═════ Provided entries
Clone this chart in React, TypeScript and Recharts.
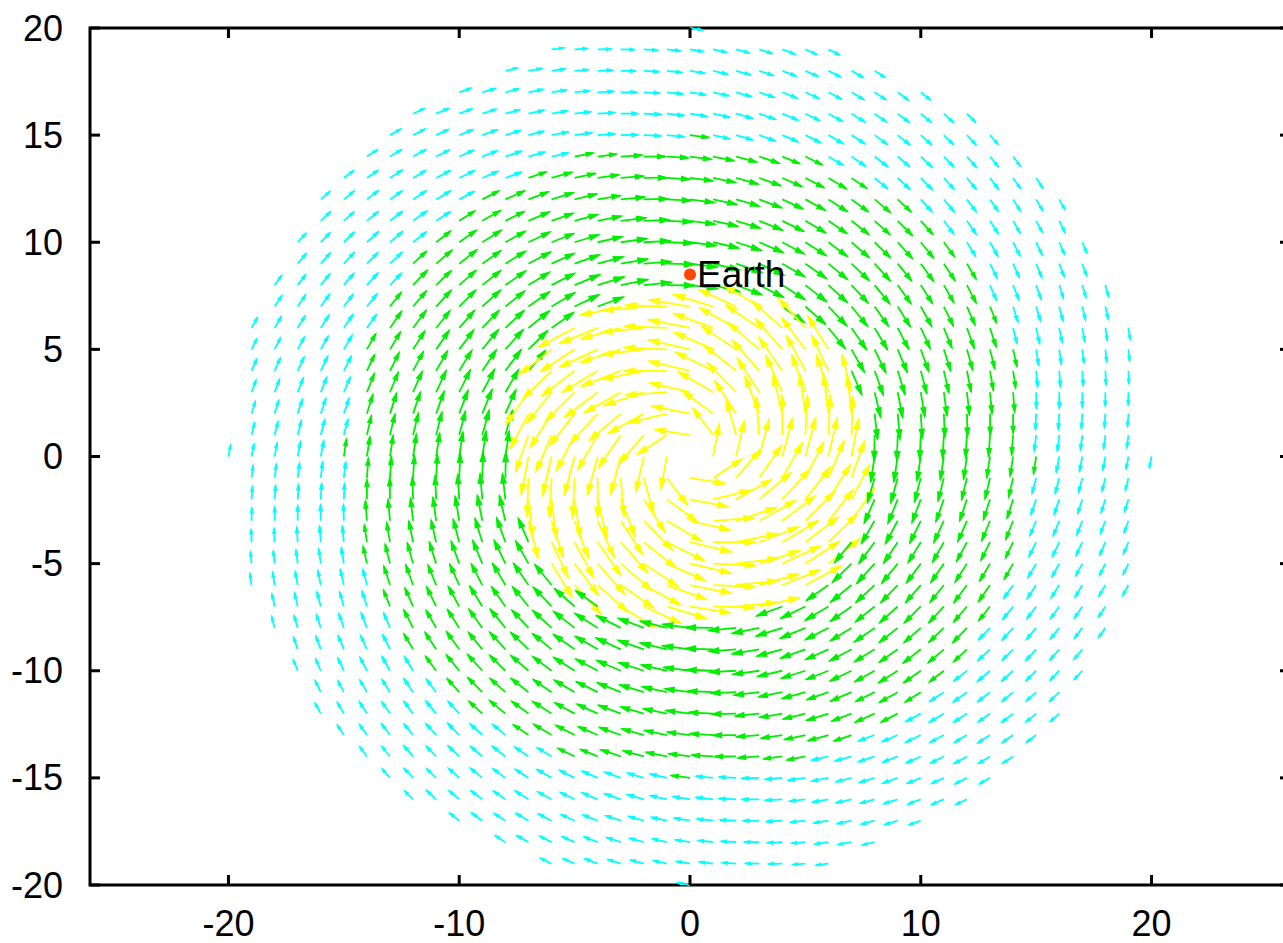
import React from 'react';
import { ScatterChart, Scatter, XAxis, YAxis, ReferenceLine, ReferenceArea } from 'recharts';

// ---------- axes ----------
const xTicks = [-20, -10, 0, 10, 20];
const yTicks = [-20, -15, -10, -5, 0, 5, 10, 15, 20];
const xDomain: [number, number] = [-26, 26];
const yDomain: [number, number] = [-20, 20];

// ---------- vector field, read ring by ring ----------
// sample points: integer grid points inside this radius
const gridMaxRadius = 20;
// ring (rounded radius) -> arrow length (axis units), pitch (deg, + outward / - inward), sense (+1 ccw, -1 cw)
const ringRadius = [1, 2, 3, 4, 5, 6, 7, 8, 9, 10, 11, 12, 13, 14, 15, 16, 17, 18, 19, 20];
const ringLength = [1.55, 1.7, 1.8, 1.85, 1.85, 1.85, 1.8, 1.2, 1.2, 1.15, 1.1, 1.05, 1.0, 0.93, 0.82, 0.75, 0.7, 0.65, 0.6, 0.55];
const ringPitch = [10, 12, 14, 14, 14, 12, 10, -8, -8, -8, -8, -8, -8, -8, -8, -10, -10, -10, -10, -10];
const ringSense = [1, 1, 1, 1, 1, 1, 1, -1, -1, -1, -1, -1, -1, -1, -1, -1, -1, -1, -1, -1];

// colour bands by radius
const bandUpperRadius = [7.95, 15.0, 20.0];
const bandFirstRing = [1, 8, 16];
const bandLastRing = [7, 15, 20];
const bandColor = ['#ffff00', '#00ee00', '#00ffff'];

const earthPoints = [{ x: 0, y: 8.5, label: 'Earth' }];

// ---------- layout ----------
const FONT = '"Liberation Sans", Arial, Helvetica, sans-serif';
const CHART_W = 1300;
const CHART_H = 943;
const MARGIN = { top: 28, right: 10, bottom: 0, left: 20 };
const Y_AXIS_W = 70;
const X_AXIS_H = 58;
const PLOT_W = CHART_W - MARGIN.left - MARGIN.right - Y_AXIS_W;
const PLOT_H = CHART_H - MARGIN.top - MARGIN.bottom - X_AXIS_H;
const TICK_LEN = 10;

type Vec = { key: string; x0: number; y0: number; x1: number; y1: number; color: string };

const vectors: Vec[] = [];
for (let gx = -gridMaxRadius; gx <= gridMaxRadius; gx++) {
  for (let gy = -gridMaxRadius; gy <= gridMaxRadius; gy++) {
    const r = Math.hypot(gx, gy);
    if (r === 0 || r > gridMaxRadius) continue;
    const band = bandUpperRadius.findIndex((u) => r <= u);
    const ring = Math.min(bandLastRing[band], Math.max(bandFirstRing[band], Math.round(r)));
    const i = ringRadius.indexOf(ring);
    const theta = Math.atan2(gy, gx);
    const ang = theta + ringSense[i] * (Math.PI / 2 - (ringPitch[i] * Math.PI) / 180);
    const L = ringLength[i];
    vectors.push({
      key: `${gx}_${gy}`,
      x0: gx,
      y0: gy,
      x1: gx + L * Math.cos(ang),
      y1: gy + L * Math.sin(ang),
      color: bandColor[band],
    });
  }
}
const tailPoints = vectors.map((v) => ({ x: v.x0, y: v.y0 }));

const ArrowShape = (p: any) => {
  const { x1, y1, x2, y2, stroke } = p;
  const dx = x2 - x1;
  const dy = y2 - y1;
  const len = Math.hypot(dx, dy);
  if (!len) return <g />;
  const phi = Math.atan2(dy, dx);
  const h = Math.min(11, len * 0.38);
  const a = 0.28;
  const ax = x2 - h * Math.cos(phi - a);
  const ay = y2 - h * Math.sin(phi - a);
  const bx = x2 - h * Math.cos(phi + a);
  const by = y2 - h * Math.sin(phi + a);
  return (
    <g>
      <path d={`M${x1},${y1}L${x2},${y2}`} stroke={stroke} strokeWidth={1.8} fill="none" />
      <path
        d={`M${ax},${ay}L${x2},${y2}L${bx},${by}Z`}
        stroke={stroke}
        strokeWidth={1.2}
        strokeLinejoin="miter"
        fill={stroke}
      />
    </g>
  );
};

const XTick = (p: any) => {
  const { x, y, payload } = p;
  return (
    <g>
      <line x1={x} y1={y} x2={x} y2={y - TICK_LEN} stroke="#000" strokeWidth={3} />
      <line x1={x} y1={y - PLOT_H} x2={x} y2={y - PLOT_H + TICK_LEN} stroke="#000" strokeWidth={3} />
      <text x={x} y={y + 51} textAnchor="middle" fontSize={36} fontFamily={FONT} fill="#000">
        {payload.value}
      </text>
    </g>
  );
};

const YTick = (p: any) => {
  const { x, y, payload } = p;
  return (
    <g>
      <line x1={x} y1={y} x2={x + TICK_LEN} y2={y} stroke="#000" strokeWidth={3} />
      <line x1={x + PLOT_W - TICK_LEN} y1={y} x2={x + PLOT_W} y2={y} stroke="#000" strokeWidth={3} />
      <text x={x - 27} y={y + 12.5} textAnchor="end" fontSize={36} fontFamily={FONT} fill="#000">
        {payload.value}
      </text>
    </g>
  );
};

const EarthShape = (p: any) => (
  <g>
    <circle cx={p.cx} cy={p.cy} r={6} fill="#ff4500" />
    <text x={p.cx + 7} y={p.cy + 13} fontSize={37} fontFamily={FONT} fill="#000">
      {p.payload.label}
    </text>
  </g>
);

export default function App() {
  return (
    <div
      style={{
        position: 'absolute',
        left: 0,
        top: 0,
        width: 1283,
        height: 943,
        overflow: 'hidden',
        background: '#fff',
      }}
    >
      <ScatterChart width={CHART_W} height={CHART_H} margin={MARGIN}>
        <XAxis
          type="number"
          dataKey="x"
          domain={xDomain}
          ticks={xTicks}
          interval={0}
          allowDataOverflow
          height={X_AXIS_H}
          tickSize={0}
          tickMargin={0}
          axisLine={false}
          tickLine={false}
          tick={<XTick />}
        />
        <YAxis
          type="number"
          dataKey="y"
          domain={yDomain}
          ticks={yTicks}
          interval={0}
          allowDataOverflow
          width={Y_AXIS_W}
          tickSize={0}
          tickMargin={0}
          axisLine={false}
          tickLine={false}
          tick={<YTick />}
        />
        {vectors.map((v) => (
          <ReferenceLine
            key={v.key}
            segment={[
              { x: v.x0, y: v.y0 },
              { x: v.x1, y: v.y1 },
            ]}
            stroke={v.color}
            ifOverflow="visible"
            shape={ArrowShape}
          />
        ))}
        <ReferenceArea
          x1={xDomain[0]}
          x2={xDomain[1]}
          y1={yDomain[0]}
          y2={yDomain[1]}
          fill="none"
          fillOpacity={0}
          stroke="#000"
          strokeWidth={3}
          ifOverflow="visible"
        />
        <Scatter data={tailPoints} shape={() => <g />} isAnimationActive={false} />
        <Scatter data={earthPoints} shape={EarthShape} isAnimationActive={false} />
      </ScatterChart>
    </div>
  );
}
══════════
═════ Provided entries
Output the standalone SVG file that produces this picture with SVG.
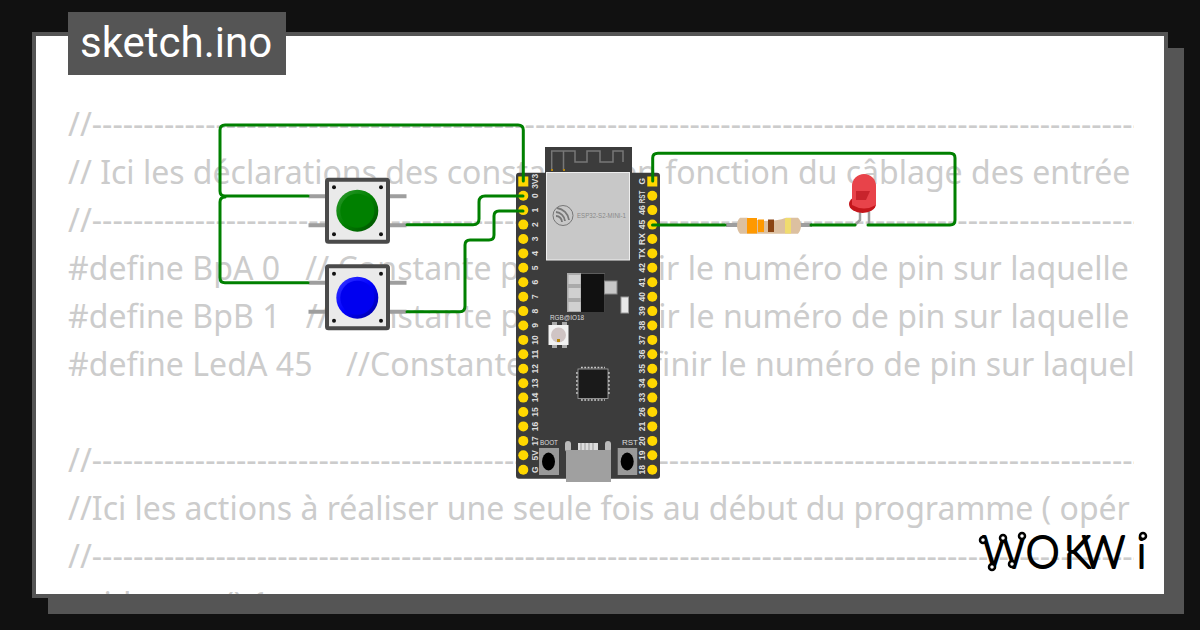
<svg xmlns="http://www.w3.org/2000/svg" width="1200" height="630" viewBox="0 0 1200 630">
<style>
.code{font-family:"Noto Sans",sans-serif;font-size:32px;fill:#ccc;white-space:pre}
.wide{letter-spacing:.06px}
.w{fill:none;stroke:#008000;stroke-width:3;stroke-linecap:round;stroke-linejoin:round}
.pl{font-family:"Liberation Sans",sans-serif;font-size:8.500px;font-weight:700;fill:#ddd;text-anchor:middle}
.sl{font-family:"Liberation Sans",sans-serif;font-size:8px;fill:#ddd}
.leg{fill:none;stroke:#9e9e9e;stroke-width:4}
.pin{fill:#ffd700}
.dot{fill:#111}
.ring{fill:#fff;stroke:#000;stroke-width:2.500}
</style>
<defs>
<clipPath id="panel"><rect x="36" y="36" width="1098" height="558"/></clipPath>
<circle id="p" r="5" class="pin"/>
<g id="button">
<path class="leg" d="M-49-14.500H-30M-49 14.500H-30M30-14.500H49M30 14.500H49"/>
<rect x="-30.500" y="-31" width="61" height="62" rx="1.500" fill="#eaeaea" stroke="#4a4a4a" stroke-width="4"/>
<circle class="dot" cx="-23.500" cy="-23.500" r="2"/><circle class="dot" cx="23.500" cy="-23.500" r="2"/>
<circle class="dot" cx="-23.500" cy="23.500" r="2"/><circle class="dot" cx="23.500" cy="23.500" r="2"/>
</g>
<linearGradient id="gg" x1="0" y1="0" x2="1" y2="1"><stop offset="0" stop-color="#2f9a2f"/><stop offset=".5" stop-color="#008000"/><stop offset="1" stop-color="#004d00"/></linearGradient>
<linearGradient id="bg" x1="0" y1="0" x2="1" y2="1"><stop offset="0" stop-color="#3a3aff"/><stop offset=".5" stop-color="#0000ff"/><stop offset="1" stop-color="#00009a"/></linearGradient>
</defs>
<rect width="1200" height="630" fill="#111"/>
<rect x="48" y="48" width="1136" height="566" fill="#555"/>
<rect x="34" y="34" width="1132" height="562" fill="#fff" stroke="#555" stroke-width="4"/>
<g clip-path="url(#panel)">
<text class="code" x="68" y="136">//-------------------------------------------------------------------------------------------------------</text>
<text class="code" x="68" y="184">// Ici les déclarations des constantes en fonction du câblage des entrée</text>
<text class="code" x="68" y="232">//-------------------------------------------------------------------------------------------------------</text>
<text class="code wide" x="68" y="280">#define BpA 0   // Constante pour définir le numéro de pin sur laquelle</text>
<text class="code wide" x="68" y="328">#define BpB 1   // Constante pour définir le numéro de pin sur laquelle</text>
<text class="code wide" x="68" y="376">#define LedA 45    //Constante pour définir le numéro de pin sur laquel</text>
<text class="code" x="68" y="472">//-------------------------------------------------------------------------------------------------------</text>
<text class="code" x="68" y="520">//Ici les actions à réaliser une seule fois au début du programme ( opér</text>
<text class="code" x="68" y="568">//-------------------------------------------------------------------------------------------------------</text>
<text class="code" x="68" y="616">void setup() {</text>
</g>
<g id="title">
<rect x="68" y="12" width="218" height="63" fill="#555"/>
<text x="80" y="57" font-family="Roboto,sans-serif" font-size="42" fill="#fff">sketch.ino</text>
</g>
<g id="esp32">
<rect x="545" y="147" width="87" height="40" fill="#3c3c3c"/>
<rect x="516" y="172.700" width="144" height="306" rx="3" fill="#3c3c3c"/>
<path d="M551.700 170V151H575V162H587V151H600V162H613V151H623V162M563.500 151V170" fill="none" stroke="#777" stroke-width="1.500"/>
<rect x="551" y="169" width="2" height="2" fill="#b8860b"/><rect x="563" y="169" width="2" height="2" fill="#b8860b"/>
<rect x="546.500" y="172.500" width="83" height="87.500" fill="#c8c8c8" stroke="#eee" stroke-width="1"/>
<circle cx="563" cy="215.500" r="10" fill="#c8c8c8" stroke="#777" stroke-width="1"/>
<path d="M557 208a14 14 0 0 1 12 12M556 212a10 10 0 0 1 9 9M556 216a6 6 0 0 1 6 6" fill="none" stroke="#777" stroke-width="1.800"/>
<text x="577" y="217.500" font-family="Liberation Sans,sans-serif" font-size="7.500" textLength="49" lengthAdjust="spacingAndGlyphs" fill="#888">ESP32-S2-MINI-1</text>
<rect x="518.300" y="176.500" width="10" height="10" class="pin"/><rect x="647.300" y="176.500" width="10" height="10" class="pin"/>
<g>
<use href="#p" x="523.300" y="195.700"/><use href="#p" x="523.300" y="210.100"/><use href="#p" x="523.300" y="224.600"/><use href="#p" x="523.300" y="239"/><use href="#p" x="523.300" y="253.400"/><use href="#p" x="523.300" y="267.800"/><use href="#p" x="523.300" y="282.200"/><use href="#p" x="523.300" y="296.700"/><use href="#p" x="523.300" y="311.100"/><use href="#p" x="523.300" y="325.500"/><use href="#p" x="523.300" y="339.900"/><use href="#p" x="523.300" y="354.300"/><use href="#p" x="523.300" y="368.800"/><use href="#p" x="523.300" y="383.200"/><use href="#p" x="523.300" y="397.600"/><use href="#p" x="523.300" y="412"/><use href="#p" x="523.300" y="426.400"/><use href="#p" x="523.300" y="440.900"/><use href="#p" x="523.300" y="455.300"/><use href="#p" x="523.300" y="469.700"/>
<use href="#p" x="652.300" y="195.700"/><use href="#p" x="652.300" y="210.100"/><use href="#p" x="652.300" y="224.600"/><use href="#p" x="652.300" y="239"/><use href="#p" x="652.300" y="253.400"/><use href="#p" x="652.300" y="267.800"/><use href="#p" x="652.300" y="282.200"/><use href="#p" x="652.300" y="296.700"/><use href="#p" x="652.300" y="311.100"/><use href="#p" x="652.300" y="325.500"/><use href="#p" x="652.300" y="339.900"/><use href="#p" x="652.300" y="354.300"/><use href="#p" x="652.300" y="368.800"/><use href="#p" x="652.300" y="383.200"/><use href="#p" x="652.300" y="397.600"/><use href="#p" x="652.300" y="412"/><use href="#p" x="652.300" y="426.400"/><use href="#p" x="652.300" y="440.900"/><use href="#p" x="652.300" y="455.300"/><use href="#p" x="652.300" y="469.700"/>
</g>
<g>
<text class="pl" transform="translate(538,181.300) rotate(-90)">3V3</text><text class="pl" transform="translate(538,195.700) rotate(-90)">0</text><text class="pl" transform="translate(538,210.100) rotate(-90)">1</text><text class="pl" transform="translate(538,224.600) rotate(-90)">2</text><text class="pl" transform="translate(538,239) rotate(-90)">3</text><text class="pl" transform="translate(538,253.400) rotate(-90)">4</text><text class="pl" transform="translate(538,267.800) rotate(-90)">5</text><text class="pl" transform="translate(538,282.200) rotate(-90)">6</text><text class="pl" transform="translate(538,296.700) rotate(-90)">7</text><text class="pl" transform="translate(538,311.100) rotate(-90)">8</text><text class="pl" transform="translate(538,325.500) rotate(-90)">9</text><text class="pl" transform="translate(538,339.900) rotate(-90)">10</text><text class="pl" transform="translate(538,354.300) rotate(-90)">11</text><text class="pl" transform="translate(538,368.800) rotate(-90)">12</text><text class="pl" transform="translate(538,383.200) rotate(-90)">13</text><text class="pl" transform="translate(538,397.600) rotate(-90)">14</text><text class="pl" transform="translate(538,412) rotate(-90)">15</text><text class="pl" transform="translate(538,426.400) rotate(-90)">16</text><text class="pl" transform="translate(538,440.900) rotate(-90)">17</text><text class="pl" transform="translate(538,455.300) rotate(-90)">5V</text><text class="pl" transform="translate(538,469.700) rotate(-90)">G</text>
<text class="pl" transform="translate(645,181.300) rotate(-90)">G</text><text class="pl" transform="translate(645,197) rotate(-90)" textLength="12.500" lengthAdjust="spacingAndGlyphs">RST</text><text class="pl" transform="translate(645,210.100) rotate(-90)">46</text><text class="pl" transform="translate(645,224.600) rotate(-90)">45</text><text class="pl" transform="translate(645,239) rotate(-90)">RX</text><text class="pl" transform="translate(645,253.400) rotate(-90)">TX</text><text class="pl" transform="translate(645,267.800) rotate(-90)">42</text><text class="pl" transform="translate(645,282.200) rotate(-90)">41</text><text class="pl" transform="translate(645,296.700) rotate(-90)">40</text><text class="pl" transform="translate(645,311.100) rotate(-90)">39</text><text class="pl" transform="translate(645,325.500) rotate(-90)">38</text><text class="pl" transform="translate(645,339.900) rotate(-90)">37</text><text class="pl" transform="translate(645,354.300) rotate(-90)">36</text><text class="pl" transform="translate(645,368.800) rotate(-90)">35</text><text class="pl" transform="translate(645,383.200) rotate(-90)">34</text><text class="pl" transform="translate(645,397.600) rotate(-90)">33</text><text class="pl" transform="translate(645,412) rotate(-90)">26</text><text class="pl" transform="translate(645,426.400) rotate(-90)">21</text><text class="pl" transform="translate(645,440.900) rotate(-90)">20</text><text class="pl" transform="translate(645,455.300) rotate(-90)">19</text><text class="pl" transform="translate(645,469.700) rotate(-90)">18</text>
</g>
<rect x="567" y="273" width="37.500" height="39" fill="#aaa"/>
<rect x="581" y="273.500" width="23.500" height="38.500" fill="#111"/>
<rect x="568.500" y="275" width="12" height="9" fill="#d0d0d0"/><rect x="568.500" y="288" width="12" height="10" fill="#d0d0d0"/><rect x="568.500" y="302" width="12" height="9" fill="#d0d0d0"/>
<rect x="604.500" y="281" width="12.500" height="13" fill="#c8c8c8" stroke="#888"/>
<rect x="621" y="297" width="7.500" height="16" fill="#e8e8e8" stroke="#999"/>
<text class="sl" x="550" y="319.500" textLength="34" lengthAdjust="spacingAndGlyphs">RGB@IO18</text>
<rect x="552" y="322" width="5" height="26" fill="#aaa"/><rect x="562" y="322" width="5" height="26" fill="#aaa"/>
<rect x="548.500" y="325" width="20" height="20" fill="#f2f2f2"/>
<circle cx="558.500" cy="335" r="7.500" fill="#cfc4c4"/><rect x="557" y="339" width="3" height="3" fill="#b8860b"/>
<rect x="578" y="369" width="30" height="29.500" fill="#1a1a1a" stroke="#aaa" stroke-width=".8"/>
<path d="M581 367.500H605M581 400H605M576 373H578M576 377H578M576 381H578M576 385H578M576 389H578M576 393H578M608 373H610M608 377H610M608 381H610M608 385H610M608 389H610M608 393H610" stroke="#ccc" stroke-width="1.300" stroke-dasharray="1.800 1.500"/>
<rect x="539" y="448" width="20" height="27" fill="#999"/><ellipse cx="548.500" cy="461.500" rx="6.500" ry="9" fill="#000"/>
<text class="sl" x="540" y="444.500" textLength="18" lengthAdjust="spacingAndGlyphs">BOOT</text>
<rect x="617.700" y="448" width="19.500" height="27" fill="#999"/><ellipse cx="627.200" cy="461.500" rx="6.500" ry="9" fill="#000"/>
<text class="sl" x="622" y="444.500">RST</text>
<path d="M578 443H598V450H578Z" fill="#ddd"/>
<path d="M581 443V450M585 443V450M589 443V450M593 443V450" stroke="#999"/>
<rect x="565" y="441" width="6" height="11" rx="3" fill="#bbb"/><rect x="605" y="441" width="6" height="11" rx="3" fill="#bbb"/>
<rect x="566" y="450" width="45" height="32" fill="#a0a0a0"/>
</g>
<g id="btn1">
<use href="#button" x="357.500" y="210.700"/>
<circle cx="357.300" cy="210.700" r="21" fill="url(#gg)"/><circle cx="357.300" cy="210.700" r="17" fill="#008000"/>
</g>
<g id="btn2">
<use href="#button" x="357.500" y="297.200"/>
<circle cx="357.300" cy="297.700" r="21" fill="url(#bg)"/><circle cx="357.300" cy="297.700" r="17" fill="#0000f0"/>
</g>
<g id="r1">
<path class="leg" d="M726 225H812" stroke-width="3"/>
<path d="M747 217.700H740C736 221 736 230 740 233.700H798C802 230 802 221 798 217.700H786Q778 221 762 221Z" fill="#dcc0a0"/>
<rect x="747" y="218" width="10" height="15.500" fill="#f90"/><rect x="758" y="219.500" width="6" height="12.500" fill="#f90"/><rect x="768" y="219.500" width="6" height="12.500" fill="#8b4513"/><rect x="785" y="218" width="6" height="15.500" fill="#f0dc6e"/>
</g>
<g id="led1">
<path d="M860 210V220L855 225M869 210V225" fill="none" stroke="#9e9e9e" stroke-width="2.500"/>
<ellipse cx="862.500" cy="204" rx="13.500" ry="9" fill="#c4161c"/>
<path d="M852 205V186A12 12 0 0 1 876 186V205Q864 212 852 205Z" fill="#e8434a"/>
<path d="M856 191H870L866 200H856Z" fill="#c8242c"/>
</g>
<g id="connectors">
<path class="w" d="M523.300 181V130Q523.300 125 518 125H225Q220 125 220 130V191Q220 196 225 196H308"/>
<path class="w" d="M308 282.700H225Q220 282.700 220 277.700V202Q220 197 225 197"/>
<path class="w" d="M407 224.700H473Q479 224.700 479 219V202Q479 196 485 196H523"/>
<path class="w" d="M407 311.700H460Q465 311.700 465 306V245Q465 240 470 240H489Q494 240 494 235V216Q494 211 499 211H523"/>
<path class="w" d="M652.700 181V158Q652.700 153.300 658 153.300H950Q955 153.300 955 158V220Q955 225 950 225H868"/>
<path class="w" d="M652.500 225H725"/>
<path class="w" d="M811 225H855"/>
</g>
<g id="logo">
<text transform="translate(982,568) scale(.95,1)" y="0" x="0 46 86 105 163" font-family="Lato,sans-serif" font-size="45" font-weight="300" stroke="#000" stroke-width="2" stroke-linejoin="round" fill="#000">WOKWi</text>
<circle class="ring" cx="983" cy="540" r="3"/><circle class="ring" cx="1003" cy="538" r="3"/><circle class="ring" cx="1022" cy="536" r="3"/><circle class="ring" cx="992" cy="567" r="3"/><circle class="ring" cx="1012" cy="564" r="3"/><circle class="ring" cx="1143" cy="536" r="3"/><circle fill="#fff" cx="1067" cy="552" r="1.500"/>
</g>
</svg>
══════════
> Goal of the exercise
Beginning with the line above that contains "Clone this chart" and ending with the line that contains "-1, -1, -1, -1, -1];", quote each line exactly, keeping out the pictures.

> Exercise output
Clone this chart in React, TypeScript and Recharts.
import React from 'react';
import { ScatterChart, Scatter, XAxis, YAxis, ReferenceLine, ReferenceArea } from 'recharts';

// ---------- axes ----------
const xTicks = [-20, -10, 0, 10, 20];
const yTicks = [-20, -15, -10, -5, 0, 5, 10, 15, 20];
const xDomain: [number, number] = [-26, 26];
const yDomain: [number, number] = [-20, 20];

// ---------- vector field, read ring by ring ----------
// sample points: integer grid points inside this radius
const gridMaxRadius = 20;
// ring (rounded radius) -> arrow length (axis units), pitch (deg, + outward / - inward), sense (+1 ccw, -1 cw)
const ringRadius = [1, 2, 3, 4, 5, 6, 7, 8, 9, 10, 11, 12, 13, 14, 15, 16, 17, 18, 19, 20];
const ringLength = [1.55, 1.7, 1.8, 1.85, 1.85, 1.85, 1.8, 1.2, 1.2, 1.15, 1.1, 1.05, 1.0, 0.93, 0.82, 0.75, 0.7, 0.65, 0.6, 0.55];
const ringPitch = [10, 12, 14, 14, 14, 12, 10, -8, -8, -8, -8, -8, -8, -8, -8, -10, -10, -10, -10, -10];
const ringSense = [1, 1, 1, 1, 1, 1, 1, -1, -1, -1, -1, -1, -1, -1, -1, -1, -1, -1, -1, -1];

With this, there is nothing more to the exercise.